Brief: Reproduce exactly the lines below from the one containing "Reproduce this diagram with TikZ." through the one containing "(0,0) rectangle (435,600);", including both, and nothing else.
......
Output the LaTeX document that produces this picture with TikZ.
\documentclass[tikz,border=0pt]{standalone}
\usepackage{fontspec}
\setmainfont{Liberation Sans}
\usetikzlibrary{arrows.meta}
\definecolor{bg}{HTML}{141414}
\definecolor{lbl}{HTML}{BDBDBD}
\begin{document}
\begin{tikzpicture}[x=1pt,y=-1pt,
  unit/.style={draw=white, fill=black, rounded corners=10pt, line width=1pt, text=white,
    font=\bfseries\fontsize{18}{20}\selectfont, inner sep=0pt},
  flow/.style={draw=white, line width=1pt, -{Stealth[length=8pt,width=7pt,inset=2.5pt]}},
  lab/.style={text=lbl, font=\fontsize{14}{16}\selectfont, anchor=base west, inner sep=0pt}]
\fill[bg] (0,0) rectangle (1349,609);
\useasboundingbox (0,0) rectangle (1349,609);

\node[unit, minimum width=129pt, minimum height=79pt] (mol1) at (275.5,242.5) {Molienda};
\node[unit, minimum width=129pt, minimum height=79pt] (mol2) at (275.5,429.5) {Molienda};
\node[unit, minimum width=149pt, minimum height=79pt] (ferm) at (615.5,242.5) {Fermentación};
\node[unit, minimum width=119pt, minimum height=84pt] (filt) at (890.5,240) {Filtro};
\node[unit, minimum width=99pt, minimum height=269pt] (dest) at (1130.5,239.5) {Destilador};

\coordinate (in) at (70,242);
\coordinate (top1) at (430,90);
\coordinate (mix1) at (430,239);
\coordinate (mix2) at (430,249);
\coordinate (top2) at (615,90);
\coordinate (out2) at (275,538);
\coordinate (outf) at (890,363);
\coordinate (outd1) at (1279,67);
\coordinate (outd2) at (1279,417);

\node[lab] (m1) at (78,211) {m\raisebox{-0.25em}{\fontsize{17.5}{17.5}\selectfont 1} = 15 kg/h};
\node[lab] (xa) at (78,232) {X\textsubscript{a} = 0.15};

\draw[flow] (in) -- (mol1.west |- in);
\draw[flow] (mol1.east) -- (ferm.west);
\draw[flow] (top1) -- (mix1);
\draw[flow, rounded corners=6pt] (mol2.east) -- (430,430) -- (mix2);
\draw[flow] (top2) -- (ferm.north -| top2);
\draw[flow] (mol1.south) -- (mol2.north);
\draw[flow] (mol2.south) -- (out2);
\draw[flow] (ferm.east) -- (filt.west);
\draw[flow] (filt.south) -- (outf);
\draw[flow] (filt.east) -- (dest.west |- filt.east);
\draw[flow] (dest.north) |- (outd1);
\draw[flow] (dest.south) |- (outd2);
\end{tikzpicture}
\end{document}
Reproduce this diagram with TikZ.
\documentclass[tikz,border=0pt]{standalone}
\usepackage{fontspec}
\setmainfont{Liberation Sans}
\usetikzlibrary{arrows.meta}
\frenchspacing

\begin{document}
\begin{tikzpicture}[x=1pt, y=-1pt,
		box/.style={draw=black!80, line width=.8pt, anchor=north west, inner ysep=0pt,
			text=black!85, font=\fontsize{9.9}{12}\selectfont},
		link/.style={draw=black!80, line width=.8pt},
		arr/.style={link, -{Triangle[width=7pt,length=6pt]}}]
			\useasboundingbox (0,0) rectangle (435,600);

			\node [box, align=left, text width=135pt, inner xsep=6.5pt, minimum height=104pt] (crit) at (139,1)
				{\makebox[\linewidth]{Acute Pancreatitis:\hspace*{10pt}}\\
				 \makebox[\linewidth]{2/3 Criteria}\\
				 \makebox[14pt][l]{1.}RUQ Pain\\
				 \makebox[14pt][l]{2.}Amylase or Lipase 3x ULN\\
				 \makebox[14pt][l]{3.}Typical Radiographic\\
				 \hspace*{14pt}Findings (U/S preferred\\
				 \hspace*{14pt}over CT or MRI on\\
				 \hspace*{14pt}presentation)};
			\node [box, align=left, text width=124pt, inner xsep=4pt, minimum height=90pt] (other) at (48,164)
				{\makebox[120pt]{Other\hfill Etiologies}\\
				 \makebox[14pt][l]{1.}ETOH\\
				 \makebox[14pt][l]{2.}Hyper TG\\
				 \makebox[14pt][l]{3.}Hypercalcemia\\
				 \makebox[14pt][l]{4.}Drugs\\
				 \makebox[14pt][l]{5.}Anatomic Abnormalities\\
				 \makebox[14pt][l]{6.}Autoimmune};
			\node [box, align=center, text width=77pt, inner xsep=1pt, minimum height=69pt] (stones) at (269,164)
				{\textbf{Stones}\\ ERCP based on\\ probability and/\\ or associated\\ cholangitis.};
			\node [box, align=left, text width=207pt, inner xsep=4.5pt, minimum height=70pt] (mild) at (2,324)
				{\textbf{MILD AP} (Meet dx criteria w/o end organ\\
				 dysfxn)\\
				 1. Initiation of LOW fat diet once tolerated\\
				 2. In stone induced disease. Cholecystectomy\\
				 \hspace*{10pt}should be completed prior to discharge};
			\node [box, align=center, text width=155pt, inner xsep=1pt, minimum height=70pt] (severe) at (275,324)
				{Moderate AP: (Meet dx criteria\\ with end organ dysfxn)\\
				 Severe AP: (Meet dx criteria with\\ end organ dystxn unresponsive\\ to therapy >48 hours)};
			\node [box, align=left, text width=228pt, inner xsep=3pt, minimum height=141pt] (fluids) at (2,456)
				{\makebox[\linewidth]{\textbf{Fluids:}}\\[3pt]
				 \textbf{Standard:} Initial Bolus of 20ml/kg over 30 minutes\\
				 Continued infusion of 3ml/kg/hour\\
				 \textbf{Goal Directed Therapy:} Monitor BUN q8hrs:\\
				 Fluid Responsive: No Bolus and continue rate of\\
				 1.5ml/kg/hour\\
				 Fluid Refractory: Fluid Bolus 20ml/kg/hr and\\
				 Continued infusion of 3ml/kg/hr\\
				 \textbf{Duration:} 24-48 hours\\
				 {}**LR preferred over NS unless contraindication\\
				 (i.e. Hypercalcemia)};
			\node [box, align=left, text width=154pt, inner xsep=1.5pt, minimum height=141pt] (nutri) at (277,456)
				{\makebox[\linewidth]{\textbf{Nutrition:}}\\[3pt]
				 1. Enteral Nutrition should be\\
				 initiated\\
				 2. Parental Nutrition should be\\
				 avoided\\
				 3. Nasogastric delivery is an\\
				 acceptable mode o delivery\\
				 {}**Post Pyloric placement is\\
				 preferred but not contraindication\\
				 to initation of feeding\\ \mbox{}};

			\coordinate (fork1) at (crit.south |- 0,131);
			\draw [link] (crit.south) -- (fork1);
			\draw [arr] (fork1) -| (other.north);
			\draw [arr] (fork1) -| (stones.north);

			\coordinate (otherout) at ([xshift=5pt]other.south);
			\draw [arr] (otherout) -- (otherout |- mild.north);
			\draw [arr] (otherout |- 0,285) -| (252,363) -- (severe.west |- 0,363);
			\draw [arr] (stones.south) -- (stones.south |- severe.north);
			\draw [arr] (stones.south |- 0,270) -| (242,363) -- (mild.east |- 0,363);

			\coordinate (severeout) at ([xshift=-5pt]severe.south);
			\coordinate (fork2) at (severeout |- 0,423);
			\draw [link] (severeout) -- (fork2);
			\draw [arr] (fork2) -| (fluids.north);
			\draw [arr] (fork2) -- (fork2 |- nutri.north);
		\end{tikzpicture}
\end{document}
......
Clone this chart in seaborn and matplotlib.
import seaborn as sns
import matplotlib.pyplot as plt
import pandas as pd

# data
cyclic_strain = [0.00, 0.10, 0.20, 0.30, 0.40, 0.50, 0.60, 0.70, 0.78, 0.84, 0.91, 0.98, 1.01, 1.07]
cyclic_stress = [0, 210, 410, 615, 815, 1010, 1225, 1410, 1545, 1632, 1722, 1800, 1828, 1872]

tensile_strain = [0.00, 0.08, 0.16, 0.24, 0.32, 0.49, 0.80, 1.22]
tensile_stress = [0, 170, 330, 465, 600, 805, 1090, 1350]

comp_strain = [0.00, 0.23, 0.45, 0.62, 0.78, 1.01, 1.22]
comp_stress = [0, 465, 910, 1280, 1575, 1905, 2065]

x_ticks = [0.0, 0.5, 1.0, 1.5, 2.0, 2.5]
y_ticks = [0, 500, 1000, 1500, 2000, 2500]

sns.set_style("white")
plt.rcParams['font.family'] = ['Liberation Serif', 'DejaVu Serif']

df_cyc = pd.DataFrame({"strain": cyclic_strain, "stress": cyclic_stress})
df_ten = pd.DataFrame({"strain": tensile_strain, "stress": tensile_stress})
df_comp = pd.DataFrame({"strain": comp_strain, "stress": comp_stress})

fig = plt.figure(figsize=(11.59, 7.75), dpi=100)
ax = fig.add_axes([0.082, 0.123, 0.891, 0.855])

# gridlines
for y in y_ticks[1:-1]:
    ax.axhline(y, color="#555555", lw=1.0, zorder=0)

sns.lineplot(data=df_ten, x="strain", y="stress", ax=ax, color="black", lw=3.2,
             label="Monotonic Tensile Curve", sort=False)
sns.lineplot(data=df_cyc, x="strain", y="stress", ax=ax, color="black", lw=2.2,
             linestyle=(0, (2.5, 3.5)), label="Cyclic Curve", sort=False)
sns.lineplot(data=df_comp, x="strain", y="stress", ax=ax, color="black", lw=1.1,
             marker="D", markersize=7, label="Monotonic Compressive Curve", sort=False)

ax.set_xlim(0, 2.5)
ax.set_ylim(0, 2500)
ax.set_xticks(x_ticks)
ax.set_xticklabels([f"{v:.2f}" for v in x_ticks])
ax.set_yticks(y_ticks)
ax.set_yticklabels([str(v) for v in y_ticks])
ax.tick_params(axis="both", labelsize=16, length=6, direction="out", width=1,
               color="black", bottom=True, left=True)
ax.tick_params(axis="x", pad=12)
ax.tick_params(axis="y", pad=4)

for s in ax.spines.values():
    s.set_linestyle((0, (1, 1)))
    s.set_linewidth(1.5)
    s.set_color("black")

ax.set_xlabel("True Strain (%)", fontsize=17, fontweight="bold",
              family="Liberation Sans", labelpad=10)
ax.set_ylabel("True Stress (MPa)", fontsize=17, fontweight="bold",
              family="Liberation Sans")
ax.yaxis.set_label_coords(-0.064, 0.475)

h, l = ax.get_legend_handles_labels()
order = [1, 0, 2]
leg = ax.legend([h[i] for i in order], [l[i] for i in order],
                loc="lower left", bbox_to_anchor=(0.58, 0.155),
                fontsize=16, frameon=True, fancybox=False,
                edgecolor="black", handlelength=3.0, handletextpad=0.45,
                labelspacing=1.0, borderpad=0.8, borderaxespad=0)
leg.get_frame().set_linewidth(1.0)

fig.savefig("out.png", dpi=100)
......
Solution to the exercise:
Reproduce this diagram with TikZ.
\documentclass[tikz,border=0pt]{standalone}
\usepackage{fontspec}
\setmainfont{Liberation Sans}
\usetikzlibrary{arrows.meta}
\frenchspacing

\begin{document}
\begin{tikzpicture}[x=1pt, y=-1pt,
		box/.style={draw=black!80, line width=.8pt, anchor=north west, inner ysep=0pt,
			text=black!85, font=\fontsize{9.9}{12}\selectfont},
		link/.style={draw=black!80, line width=.8pt},
		arr/.style={link, -{Triangle[width=7pt,length=6pt]}}]
			\useasboundingbox (0,0) rectangle (435,600);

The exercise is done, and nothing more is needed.